*Saved entries:*
++++++++++
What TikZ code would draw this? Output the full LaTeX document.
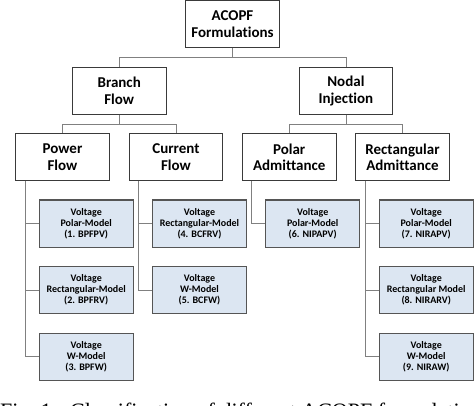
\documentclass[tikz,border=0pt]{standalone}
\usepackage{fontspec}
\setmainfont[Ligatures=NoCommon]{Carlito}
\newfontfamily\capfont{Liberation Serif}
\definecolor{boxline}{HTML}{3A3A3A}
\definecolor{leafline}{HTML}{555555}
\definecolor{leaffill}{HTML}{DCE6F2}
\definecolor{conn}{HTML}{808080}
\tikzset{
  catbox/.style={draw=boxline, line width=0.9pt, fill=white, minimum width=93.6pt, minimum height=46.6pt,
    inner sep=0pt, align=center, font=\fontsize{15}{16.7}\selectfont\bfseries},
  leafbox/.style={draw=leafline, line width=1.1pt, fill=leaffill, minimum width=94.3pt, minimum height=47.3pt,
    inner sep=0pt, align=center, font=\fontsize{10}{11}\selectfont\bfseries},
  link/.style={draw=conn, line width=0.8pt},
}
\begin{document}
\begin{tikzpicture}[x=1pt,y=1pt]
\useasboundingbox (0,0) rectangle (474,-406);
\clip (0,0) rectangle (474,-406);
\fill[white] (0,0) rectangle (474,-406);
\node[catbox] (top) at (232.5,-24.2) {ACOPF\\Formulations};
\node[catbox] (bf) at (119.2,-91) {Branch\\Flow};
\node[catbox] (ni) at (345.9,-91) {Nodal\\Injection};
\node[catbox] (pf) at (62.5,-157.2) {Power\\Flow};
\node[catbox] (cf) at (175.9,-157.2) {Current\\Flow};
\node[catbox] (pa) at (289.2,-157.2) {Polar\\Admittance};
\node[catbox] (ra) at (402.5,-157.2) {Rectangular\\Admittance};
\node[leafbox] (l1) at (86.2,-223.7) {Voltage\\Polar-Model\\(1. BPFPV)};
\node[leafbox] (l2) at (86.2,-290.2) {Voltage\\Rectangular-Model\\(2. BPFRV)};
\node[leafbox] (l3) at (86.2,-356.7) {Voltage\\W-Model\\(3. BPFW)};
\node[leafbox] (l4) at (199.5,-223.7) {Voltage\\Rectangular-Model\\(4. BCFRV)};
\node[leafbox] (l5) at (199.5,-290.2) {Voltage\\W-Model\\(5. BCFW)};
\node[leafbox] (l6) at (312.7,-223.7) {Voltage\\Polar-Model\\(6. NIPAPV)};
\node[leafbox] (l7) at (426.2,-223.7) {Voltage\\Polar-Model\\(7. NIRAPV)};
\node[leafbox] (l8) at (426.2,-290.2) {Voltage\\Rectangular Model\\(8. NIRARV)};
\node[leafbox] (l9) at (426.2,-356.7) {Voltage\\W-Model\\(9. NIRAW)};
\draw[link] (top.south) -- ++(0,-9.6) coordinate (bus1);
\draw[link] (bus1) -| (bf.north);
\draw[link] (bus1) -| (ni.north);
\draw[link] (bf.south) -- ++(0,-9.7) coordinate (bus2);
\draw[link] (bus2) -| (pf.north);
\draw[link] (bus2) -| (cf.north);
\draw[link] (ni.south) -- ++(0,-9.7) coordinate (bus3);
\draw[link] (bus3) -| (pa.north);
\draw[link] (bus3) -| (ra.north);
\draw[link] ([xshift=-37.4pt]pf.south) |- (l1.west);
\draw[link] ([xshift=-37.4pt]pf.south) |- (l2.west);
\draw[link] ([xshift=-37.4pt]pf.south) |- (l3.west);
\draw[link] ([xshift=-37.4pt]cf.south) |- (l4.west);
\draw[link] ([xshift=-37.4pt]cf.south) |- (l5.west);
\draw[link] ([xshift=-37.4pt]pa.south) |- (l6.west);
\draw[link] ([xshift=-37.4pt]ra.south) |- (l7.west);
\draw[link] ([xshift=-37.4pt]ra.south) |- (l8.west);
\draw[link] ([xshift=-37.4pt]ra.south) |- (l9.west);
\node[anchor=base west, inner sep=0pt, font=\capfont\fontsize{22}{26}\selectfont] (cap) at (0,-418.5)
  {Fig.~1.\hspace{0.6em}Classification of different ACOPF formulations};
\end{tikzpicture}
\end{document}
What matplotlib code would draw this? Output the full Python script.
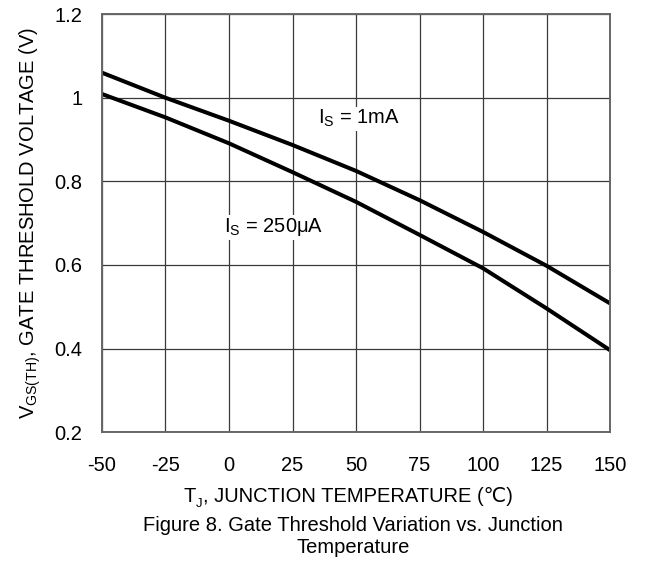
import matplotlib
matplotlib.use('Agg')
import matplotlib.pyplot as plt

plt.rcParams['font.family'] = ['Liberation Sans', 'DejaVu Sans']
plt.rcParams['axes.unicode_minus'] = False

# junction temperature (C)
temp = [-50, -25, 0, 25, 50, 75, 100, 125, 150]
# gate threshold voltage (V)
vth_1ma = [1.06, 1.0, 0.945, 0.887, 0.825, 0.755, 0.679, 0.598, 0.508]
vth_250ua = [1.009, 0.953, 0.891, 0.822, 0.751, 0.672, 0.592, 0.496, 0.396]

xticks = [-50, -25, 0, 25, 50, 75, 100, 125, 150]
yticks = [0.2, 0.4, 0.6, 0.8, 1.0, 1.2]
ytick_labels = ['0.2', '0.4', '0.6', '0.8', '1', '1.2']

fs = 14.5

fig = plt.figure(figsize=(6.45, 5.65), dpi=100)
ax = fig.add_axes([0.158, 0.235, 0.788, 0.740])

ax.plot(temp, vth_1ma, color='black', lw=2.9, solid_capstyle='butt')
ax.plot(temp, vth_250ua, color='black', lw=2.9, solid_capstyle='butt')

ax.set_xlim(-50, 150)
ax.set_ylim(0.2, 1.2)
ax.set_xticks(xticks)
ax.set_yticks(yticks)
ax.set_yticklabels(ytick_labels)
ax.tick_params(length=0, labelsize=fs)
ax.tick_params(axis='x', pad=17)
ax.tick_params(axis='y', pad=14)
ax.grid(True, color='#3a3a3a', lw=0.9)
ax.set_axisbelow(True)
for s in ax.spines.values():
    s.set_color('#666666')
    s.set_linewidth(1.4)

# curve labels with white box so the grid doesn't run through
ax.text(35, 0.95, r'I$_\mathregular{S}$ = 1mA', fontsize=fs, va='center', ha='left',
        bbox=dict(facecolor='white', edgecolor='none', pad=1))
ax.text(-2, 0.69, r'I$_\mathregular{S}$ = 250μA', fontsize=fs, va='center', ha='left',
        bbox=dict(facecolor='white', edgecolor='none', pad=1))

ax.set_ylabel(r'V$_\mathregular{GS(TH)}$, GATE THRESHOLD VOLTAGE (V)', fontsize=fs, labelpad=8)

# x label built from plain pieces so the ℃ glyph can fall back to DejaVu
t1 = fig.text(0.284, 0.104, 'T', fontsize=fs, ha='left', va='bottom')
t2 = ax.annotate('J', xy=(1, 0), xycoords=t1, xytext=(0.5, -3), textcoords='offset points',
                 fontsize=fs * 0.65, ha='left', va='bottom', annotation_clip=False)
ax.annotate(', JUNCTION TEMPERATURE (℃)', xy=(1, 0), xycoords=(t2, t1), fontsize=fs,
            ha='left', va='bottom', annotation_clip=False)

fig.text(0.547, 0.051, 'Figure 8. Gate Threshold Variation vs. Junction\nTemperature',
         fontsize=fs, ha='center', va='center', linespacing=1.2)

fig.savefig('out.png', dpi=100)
++++++++++
*Required work:* Would you mind returning each entry above word for word, skipping the images?

*Solution for this task:*
What TikZ code would draw this? Output the full LaTeX document.
\documentclass[tikz,border=0pt]{standalone}
\usepackage{fontspec}
\setmainfont[Ligatures=NoCommon]{Carlito}
\newfontfamily\capfont{Liberation Serif}
\definecolor{boxline}{HTML}{3A3A3A}
\definecolor{leafline}{HTML}{555555}
\definecolor{leaffill}{HTML}{DCE6F2}
\definecolor{conn}{HTML}{808080}
\tikzset{
  catbox/.style={draw=boxline, line width=0.9pt, fill=white, minimum width=93.6pt, minimum height=46.6pt,
    inner sep=0pt, align=center, font=\fontsize{15}{16.7}\selectfont\bfseries},
  leafbox/.style={draw=leafline, line width=1.1pt, fill=leaffill, minimum width=94.3pt, minimum height=47.3pt,
    inner sep=0pt, align=center, font=\fontsize{10}{11}\selectfont\bfseries},
  link/.style={draw=conn, line width=0.8pt},
}
\begin{document}
\begin{tikzpicture}[x=1pt,y=1pt]
\useasboundingbox (0,0) rectangle (474,-406);
\clip (0,0) rectangle (474,-406);
\fill[white] (0,0) rectangle (474,-406);
\node[catbox] (top) at (232.5,-24.2) {ACOPF\\Formulations};
\node[catbox] (bf) at (119.2,-91) {Branch\\Flow};
\node[catbox] (ni) at (345.9,-91) {Nodal\\Injection};
\node[catbox] (pf) at (62.5,-157.2) {Power\\Flow};
\node[catbox] (cf) at (175.9,-157.2) {Current\\Flow};
\node[catbox] (pa) at (289.2,-157.2) {Polar\\Admittance};
\node[catbox] (ra) at (402.5,-157.2) {Rectangular\\Admittance};
\node[leafbox] (l1) at (86.2,-223.7) {Voltage\\Polar-Model\\(1. BPFPV)};
\node[leafbox] (l2) at (86.2,-290.2) {Voltage\\Rectangular-Model\\(2. BPFRV)};
\node[leafbox] (l3) at (86.2,-356.7) {Voltage\\W-Model\\(3. BPFW)};
\node[leafbox] (l4) at (199.5,-223.7) {Voltage\\Rectangular-Model\\(4. BCFRV)};
\node[leafbox] (l5) at (199.5,-290.2) {Voltage\\W-Model\\(5. BCFW)};
\node[leafbox] (l6) at (312.7,-223.7) {Voltage\\Polar-Model\\(6. NIPAPV)};
\node[leafbox] (l7) at (426.2,-223.7) {Voltage\\Polar-Model\\(7. NIRAPV)};
\node[leafbox] (l8) at (426.2,-290.2) {Voltage\\Rectangular Model\\(8. NIRARV)};
\node[leafbox] (l9) at (426.2,-356.7) {Voltage\\W-Model\\(9. NIRAW)};
\draw[link] (top.south) -- ++(0,-9.6) coordinate (bus1);
\draw[link] (bus1) -| (bf.north);
\draw[link] (bus1) -| (ni.north);
\draw[link] (bf.south) -- ++(0,-9.7) coordinate (bus2);
\draw[link] (bus2) -| (pf.north);
\draw[link] (bus2) -| (cf.north);
\draw[link] (ni.south) -- ++(0,-9.7) coordinate (bus3);
\draw[link] (bus3) -| (pa.north);
\draw[link] (bus3) -| (ra.north);
\draw[link] ([xshift=-37.4pt]pf.south) |- (l1.west);
\draw[link] ([xshift=-37.4pt]pf.south) |- (l2.west);
\draw[link] ([xshift=-37.4pt]pf.south) |- (l3.west);
\draw[link] ([xshift=-37.4pt]cf.south) |- (l4.west);
\draw[link] ([xshift=-37.4pt]cf.south) |- (l5.west);
\draw[link] ([xshift=-37.4pt]pa.south) |- (l6.west);
\draw[link] ([xshift=-37.4pt]ra.south) |- (l7.west);
\draw[link] ([xshift=-37.4pt]ra.south) |- (l8.west);
\draw[link] ([xshift=-37.4pt]ra.south) |- (l9.west);
\node[anchor=base west, inner sep=0pt, font=\capfont\fontsize{22}{26}\selectfont] (cap) at (0,-418.5)
  {Fig.~1.\hspace{0.6em}Classification of different ACOPF formulations};
\end{tikzpicture}
\end{document}
What matplotlib code would draw this? Output the full Python script.
import matplotlib
matplotlib.use('Agg')
import matplotlib.pyplot as plt

plt.rcParams['font.family'] = ['Liberation Sans', 'DejaVu Sans']
plt.rcParams['axes.unicode_minus'] = False

# junction temperature (C)
temp = [-50, -25, 0, 25, 50, 75, 100, 125, 150]
# gate threshold voltage (V)
vth_1ma = [1.06, 1.0, 0.945, 0.887, 0.825, 0.755, 0.679, 0.598, 0.508]
vth_250ua = [1.009, 0.953, 0.891, 0.822, 0.751, 0.672, 0.592, 0.496, 0.396]

xticks = [-50, -25, 0, 25, 50, 75, 100, 125, 150]
yticks = [0.2, 0.4, 0.6, 0.8, 1.0, 1.2]
ytick_labels = ['0.2', '0.4', '0.6', '0.8', '1', '1.2']

fs = 14.5

fig = plt.figure(figsize=(6.45, 5.65), dpi=100)
ax = fig.add_axes([0.158, 0.235, 0.788, 0.740])

ax.plot(temp, vth_1ma, color='black', lw=2.9, solid_capstyle='butt')
ax.plot(temp, vth_250ua, color='black', lw=2.9, solid_capstyle='butt')

ax.set_xlim(-50, 150)
ax.set_ylim(0.2, 1.2)
ax.set_xticks(xticks)
ax.set_yticks(yticks)
ax.set_yticklabels(ytick_labels)
ax.tick_params(length=0, labelsize=fs)
ax.tick_params(axis='x', pad=17)
ax.tick_params(axis='y', pad=14)
ax.grid(True, color='#3a3a3a', lw=0.9)
ax.set_axisbelow(True)
for s in ax.spines.values():
    s.set_color('#666666')
    s.set_linewidth(1.4)

# curve labels with white box so the grid doesn't run through
ax.text(35, 0.95, r'I$_\mathregular{S}$ = 1mA', fontsize=fs, va='center', ha='left',
        bbox=dict(facecolor='white', edgecolor='none', pad=1))
ax.text(-2, 0.69, r'I$_\mathregular{S}$ = 250μA', fontsize=fs, va='center', ha='left',
        bbox=dict(facecolor='white', edgecolor='none', pad=1))

ax.set_ylabel(r'V$_\mathregular{GS(TH)}$, GATE THRESHOLD VOLTAGE (V)', fontsize=fs, labelpad=8)

# x label built from plain pieces so the ℃ glyph can fall back to DejaVu
t1 = fig.text(0.284, 0.104, 'T', fontsize=fs, ha='left', va='bottom')
t2 = ax.annotate('J', xy=(1, 0), xycoords=t1, xytext=(0.5, -3), textcoords='offset points',
                 fontsize=fs * 0.65, ha='left', va='bottom', annotation_clip=False)
ax.annotate(', JUNCTION TEMPERATURE (℃)', xy=(1, 0), xycoords=(t2, t1), fontsize=fs,
            ha='left', va='bottom', annotation_clip=False)

fig.text(0.547, 0.051, 'Figure 8. Gate Threshold Variation vs. Junction\nTemperature',
         fontsize=fs, ha='center', va='center', linespacing=1.2)

fig.savefig('out.png', dpi=100)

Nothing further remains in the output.